I have a business degree and was working as a software sales engineer. In my interactions with software engineers, I realized that I didn’t want to sell software—I wanted to build it. I had self-taught myself programming, but I could only go so far on my own.
The Align program provided the right mix of teaching, mentorship, and professional development to break into tech. The Yellow Ribbon Scholarship was a major reason for enrolling, too, because my GI Bill couldn’t cover the entire tuition.
The flexibility of Align is great. Being able to work during the day and take evening classes helps financially and is a good way to ease into the program while maintaining my job.
The professors work in industry—at Amazon, Google, Salesforce—and they strike a good balance between theory and how it’s done in practice. The students are all committed to learning and helping each other. One even volunteers his weekends to offer workshops on job interviews.

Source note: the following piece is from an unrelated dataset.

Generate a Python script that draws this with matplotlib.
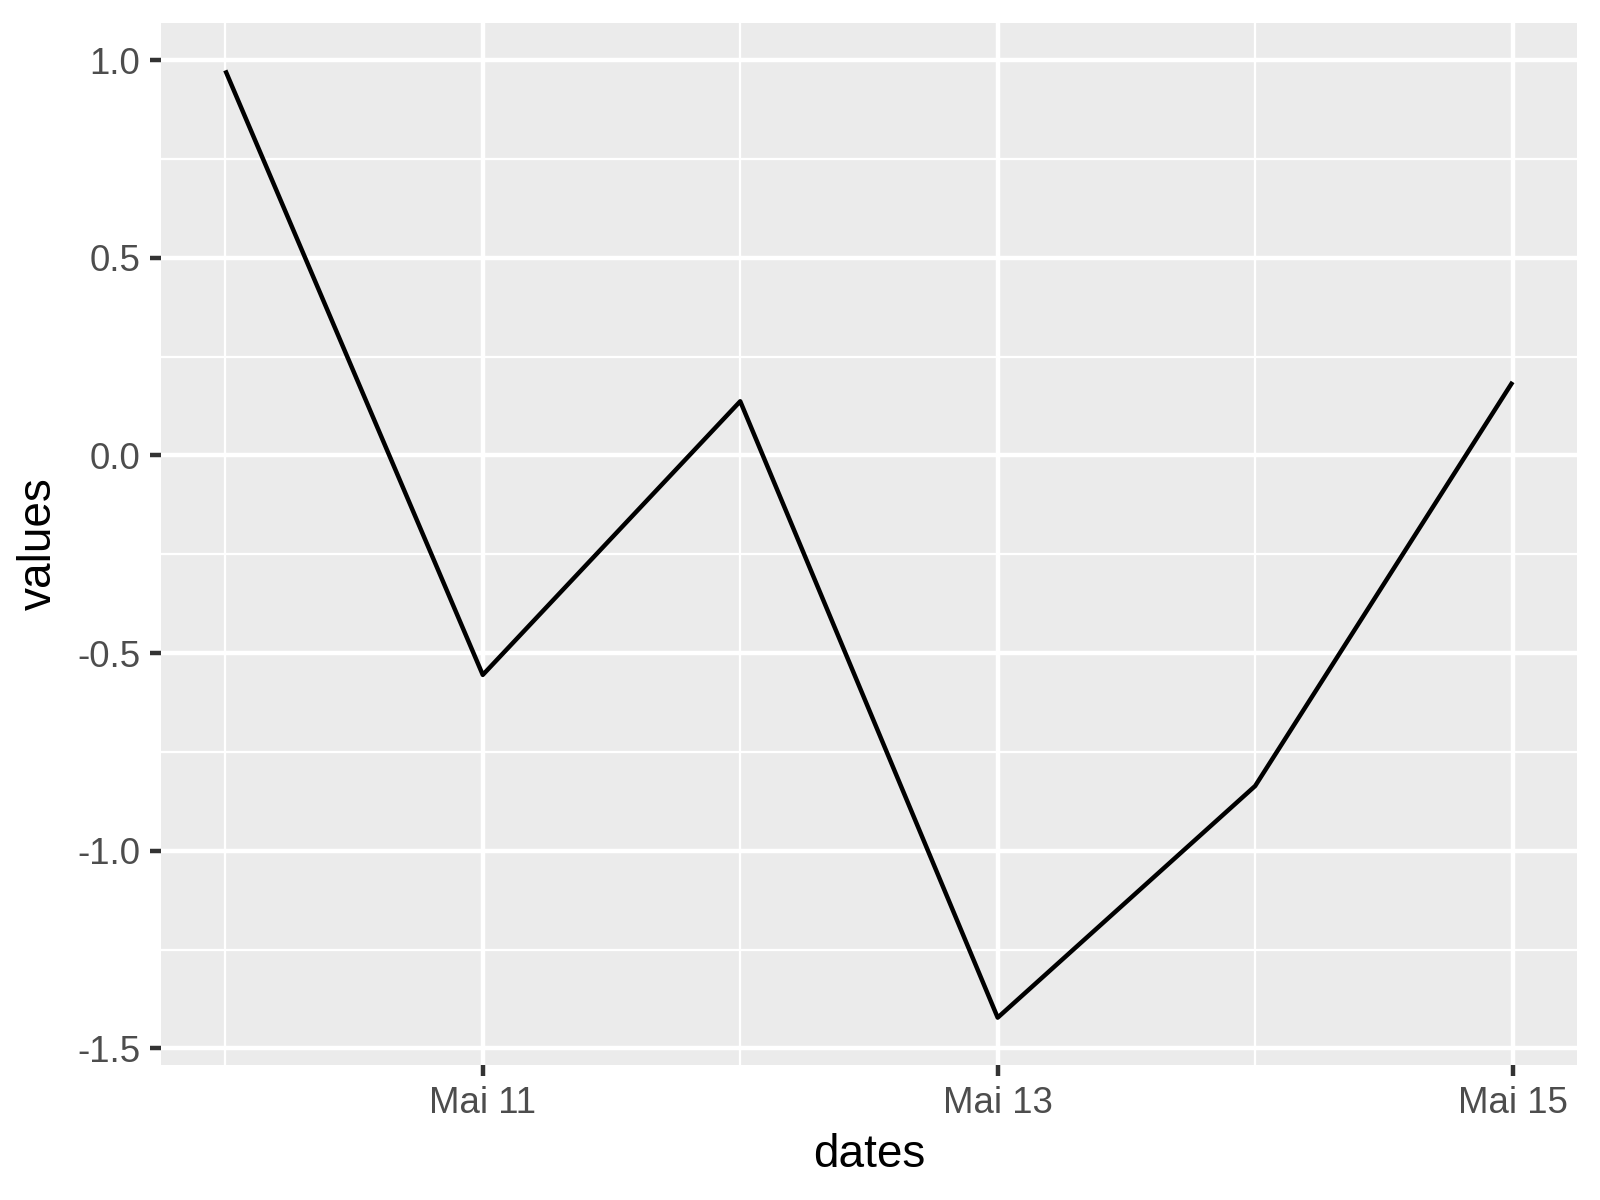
import datetime as dt

import matplotlib
matplotlib.use("Agg")
import matplotlib.dates as mdates
import matplotlib.pyplot as plt
from matplotlib.ticker import FixedLocator, FuncFormatter

# data
dates = [dt.date(2023, 5, d) for d in range(10, 16)]
values = [0.974, -0.555, 0.137, -1.422, -0.836, 0.186]
major_days = [dt.date(2023, 5, d) for d in (11, 13, 15)]
minor_days = [dt.date(2023, 5, d) for d in (10, 12, 14)]
y_ticks = [-1.5, -1.0, -0.5, 0.0, 0.5, 1.0]
y_minor = [-1.25, -0.75, -0.25, 0.25, 0.75]

plt.rcParams["font.family"] = ["Liberation Sans", "DejaVu Sans"]

fig = plt.figure(figsize=(16 / 3, 4), dpi=300)
ax = fig.add_axes([0.1006, 0.1125, 0.885, 0.8683])
ax.set_facecolor("#EBEBEB")
for s in ax.spines.values():
    s.set_visible(False)

xnum = mdates.date2num(dates)
ax.plot(xnum, values, color="black", lw=1.07, solid_capstyle="butt", zorder=3)

xspan = xnum[-1] - xnum[0]
ax.set_xlim(xnum[0] - 0.05 * xspan, xnum[-1] + 0.05 * xspan)
yspan = max(values) - min(values)
ax.set_ylim(min(values) - 0.05 * yspan, max(values) + 0.05 * yspan)

ax.xaxis.set_major_locator(FixedLocator(mdates.date2num(major_days)))
ax.xaxis.set_minor_locator(FixedLocator(mdates.date2num(minor_days)))
ax.xaxis.set_major_formatter(FuncFormatter(lambda v, p: "Mai %d" % mdates.num2date(v).day))
ax.yaxis.set_major_locator(FixedLocator(y_ticks))
ax.yaxis.set_minor_locator(FixedLocator(y_minor))
ax.yaxis.set_major_formatter(FuncFormatter(lambda v, p: ("%.1f" % v).replace("-0.0", "0.0")))

ax.grid(which="major", color="white", lw=1.07)
ax.grid(which="minor", color="white", lw=0.53)
ax.set_axisbelow(True)

ax.tick_params(which="major", length=2.75, width=1.07, color="#333333",
               labelsize=8.8, labelcolor="#4D4D4D", pad=2.2)
ax.tick_params(which="minor", length=0)

ax.set_xlabel("dates", fontsize=11, labelpad=3)
ax.set_ylabel("values", fontsize=11, labelpad=4)

fig.savefig("out.png", dpi=300)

I’m focusing on Software-Oriented Architecture (SOA) because I like building things and developing good software. SOA provides a good framework on how to think about developing software well.
In my Operating Systems class, I’m learning how computers actually work and standing at the line where electrical engineering ends and software engineering starts. I finally understand what all those 1s and 0s really mean. It’s eye-opening.
My co-op at Amazon is challenging but rewarding. It’s a steep learning curve, but what I learned at Align I’m able to directly apply here. I’m working on a project to build a prototype/custom Alexa skill for a subset of business customers. On my last day of the co-op, they gave me a job offer.
I’m working as a Software Development Engineer at Amazon. Align provided the time and space for me to explore my intellectual curiosities in computer science and to network and meet small and big tech companies in Seattle. It helped me get a co-op—and eventually a job at Amazon.